■ **Instructions for the task**
Copy out, with no alterations, the lines below running from the one containing "Emit a Python" to the one containing "import seaborn as sns", inclusive at each end; pictures are omitted.

==== Provided records ====

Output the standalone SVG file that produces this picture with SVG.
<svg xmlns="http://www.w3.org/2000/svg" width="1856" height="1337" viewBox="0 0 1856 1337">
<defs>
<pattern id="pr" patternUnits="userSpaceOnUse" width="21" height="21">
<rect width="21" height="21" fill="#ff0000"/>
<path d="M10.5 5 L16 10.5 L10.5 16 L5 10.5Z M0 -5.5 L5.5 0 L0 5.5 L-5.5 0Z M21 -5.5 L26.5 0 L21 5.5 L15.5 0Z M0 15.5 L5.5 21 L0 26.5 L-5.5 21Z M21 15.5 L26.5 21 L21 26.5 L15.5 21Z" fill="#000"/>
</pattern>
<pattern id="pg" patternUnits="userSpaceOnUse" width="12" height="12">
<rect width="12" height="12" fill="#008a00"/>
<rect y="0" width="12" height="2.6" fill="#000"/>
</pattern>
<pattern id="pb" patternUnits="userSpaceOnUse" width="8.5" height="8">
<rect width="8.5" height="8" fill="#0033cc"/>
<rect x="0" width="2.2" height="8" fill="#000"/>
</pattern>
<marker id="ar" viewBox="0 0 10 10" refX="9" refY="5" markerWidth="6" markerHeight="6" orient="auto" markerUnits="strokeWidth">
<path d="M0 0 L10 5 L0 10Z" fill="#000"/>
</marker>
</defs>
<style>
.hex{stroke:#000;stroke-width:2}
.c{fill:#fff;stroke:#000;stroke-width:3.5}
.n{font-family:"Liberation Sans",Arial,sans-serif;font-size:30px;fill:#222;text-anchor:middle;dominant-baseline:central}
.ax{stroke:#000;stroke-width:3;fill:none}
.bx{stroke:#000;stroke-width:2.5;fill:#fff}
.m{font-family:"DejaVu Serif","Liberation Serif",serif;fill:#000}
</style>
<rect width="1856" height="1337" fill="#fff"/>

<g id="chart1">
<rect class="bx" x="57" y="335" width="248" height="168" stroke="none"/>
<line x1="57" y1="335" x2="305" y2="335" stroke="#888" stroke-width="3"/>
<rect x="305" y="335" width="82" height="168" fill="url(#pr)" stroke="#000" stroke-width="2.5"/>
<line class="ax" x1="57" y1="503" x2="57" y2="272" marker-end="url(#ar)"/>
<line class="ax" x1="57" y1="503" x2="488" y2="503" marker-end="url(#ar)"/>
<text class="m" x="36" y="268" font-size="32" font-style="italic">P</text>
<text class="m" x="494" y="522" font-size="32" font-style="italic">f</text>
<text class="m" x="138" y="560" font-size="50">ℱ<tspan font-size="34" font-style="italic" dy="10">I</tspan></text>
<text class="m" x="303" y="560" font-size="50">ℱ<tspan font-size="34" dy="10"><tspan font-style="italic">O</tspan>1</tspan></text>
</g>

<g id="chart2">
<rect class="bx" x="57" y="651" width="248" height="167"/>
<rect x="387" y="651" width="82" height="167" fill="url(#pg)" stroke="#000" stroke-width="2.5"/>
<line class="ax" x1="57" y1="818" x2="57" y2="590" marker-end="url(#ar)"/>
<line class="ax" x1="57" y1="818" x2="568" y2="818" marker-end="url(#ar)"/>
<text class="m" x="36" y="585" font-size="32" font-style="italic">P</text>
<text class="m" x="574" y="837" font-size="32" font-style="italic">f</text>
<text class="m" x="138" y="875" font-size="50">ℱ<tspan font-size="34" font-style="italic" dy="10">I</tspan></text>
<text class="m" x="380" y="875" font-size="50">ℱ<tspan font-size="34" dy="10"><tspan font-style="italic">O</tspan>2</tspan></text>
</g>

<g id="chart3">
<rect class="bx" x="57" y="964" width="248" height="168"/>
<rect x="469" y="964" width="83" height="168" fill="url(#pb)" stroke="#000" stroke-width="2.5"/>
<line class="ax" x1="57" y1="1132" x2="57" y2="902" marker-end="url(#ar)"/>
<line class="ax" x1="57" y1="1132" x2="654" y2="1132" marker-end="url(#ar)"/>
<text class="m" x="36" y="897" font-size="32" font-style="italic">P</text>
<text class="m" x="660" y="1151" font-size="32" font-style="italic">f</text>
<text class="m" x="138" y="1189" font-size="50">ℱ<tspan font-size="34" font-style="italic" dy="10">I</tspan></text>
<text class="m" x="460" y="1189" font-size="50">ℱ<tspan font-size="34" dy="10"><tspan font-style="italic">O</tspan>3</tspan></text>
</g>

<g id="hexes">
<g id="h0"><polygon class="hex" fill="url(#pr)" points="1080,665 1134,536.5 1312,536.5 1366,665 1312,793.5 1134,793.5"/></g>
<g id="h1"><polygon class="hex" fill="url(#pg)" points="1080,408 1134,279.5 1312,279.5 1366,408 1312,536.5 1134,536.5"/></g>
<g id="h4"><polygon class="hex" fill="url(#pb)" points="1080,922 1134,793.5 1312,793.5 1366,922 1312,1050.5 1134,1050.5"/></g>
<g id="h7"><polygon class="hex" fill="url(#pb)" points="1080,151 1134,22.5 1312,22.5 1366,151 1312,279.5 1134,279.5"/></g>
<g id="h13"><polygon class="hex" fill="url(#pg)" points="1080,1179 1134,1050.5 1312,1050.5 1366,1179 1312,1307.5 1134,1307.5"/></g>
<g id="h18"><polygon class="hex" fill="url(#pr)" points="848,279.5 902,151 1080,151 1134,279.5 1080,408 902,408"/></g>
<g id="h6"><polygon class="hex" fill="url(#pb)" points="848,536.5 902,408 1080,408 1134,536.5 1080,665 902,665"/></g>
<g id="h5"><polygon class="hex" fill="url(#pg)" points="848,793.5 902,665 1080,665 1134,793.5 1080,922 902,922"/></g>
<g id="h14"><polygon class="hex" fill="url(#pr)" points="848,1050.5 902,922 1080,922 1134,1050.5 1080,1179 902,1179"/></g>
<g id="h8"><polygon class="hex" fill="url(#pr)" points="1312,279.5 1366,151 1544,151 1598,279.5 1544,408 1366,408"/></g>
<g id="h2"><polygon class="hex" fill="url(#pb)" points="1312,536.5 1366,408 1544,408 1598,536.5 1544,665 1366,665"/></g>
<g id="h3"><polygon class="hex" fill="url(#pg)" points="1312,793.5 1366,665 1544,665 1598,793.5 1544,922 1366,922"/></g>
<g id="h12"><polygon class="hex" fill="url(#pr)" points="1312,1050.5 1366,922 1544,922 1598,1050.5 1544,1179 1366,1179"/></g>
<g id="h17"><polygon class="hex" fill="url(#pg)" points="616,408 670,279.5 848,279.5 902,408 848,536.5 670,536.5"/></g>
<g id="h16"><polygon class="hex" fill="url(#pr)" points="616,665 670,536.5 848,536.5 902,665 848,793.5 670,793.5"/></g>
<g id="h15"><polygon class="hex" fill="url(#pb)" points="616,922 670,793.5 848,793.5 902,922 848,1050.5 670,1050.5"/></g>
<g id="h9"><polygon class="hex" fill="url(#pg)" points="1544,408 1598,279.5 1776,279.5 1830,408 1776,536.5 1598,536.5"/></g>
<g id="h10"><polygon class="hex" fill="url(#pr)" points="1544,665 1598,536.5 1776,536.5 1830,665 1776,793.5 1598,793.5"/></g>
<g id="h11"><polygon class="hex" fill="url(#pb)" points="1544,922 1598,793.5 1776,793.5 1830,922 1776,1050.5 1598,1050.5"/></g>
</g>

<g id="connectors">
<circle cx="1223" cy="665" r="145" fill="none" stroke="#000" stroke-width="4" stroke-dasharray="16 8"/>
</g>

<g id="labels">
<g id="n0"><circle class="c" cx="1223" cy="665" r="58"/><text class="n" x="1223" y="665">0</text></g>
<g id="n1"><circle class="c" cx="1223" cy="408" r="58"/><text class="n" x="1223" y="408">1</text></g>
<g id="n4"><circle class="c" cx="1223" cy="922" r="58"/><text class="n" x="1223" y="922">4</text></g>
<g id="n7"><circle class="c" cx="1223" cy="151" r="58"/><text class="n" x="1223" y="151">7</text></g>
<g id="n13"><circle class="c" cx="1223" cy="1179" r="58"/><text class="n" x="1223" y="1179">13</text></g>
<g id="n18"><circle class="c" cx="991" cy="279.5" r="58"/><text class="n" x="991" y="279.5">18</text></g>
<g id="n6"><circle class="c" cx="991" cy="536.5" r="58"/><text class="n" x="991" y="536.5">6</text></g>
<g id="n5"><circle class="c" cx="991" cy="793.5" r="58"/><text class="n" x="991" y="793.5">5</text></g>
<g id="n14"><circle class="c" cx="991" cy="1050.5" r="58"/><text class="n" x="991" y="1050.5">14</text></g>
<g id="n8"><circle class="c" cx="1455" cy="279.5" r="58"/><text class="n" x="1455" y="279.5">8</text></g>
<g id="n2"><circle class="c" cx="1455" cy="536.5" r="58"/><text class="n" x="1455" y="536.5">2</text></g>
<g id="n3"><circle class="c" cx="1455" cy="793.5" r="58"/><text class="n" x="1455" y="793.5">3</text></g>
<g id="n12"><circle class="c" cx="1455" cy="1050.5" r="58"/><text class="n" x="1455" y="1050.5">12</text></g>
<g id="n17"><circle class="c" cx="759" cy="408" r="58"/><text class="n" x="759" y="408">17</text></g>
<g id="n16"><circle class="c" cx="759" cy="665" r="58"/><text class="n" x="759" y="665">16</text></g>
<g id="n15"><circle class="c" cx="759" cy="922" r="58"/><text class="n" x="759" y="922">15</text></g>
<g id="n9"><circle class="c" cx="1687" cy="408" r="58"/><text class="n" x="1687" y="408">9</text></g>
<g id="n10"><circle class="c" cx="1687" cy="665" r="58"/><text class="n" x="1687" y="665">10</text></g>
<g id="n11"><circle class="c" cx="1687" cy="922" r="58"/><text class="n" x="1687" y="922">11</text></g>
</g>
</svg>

====
==== Provided records ====

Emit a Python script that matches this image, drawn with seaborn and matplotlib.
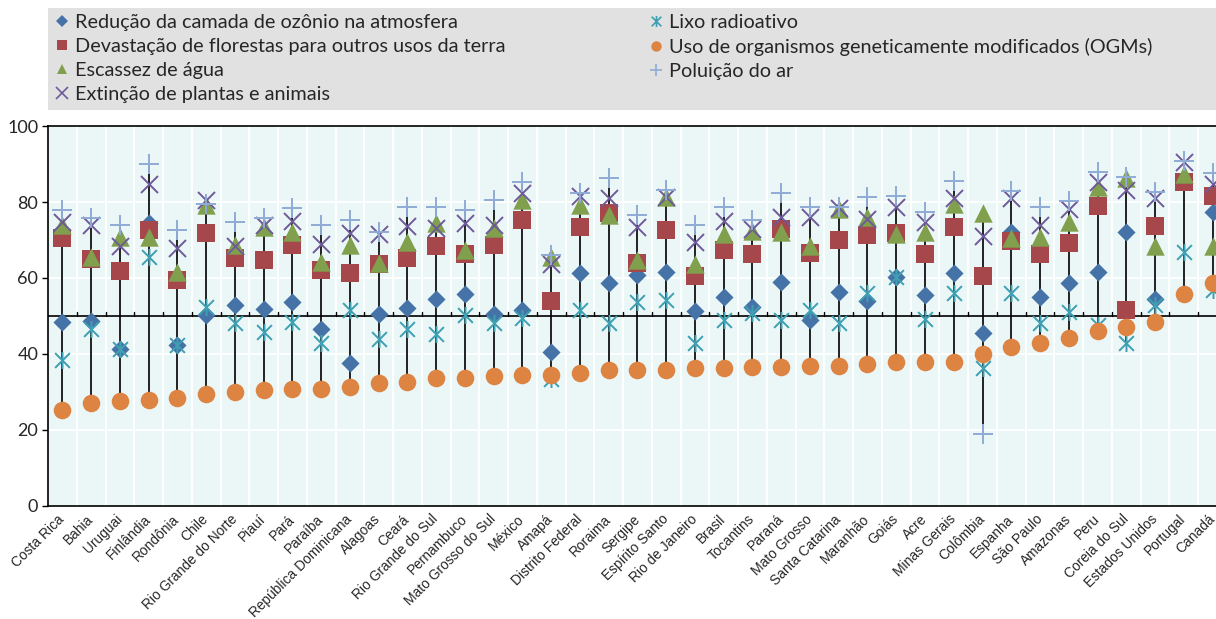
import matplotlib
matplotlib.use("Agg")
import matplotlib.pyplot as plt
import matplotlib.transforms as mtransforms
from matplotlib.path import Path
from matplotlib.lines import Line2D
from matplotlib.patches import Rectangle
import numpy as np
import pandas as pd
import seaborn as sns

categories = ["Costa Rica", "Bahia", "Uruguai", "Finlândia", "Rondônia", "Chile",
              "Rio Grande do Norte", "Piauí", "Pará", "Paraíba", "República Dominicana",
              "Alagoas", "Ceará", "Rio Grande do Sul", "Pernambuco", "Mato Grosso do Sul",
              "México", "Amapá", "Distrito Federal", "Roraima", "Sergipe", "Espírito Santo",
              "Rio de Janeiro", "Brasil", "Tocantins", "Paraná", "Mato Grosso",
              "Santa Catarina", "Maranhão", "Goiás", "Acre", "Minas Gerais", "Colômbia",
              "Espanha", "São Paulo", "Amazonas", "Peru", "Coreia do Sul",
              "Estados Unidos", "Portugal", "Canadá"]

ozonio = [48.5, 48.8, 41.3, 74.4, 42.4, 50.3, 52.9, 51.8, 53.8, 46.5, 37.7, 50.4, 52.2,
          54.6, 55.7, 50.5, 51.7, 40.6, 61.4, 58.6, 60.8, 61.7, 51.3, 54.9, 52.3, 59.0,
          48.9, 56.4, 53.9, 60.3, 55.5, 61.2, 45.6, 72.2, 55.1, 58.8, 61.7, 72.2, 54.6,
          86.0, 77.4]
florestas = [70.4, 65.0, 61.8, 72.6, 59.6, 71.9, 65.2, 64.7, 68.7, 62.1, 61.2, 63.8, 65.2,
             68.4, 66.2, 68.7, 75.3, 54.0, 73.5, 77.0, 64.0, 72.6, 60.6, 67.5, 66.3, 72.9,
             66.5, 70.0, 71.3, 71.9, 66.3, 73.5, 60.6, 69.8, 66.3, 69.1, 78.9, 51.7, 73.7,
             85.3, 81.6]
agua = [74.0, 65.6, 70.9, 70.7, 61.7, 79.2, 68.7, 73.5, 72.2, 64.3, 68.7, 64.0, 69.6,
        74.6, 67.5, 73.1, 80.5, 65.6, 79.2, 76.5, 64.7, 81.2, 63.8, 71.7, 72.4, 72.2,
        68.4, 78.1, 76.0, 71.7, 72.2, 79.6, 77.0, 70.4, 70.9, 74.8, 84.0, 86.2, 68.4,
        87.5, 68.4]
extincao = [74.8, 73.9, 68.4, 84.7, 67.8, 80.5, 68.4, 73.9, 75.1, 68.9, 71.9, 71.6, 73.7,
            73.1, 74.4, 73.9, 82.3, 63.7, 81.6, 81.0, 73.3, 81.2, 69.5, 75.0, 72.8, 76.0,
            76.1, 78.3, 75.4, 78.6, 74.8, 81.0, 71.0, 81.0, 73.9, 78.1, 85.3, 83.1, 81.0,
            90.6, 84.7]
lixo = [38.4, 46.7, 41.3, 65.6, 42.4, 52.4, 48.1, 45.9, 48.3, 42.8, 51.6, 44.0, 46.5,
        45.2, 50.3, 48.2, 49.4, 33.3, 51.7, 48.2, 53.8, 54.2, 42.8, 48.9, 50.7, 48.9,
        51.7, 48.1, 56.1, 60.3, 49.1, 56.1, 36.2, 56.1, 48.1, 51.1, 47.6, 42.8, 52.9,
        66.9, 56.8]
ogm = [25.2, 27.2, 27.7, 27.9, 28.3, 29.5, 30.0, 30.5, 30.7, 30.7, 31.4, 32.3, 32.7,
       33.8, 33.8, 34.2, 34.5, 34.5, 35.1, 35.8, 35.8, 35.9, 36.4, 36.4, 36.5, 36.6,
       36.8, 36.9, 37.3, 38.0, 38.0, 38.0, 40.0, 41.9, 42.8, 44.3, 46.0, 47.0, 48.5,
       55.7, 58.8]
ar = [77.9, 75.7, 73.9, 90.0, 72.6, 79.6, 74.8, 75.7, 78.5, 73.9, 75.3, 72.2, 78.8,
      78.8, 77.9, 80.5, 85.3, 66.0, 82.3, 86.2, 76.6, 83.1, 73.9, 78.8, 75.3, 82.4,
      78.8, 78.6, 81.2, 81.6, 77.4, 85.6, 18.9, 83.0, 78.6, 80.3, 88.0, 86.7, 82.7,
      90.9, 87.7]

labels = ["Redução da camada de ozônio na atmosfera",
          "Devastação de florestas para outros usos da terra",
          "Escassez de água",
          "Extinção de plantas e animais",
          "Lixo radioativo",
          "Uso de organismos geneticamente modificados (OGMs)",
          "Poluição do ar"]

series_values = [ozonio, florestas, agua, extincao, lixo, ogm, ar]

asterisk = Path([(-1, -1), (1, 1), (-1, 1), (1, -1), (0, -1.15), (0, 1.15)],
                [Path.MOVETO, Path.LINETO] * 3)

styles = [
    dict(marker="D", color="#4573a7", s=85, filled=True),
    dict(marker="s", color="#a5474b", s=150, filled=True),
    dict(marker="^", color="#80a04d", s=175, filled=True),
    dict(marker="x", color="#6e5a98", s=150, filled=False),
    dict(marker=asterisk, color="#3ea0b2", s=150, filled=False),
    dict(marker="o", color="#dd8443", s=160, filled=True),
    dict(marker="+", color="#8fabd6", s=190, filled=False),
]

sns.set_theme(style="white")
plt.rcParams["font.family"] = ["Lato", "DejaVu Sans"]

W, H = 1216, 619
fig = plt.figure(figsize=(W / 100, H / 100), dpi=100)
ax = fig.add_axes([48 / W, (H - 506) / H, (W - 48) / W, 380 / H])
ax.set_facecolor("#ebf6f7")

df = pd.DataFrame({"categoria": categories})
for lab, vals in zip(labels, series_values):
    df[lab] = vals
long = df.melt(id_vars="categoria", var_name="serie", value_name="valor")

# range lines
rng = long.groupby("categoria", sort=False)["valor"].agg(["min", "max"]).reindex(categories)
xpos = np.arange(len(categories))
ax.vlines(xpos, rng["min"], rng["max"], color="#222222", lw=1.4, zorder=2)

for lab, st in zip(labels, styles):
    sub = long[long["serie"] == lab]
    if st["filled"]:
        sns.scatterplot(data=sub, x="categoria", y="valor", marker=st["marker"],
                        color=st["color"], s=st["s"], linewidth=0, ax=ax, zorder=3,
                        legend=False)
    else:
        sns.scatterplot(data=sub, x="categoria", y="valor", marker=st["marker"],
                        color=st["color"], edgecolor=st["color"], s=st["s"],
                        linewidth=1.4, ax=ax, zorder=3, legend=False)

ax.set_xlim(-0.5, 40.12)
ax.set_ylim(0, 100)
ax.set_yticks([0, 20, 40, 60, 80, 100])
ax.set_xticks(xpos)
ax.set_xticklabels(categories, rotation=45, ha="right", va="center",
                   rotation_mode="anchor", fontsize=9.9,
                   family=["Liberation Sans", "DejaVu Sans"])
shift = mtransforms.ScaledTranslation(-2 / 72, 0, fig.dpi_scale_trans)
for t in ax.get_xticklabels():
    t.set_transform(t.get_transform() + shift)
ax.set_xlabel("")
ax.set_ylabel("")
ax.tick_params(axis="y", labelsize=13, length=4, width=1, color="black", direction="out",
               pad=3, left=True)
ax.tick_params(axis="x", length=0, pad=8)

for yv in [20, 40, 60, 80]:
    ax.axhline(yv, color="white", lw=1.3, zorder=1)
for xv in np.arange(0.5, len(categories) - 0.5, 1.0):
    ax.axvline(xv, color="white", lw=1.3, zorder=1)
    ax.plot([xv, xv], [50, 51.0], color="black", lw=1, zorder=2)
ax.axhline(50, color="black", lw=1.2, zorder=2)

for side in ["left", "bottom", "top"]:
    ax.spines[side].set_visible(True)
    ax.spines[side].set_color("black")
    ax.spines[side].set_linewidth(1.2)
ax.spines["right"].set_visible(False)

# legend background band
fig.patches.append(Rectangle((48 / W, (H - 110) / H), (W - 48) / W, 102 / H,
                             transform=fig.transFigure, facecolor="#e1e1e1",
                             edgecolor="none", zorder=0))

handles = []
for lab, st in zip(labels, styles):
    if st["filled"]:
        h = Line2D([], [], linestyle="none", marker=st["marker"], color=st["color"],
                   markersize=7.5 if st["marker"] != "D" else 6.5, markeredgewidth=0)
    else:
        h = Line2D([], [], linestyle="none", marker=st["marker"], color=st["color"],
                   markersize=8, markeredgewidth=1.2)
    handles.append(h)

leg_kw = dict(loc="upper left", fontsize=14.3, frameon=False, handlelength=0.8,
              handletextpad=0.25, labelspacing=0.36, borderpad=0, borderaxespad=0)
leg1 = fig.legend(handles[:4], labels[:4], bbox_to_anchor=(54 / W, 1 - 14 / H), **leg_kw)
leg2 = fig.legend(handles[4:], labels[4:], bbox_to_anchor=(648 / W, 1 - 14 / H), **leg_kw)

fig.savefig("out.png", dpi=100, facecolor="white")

====
==== Provided records ====

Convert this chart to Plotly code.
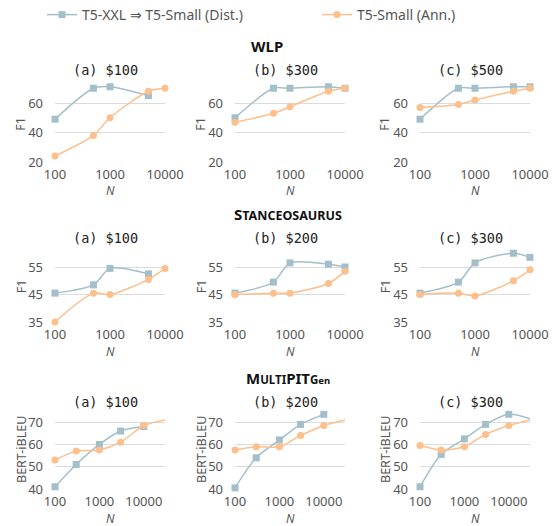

====

■ **Task output**
Emit a Python script that matches this image, drawn with seaborn and matplotlib.
import matplotlib
matplotlib.use("Agg")
import matplotlib.pyplot as plt
import matplotlib.transforms as mtransforms
from matplotlib.path import Path
from matplotlib.lines import Line2D
from matplotlib.patches import Rectangle
import numpy as np
import pandas as pd
import seaborn as sns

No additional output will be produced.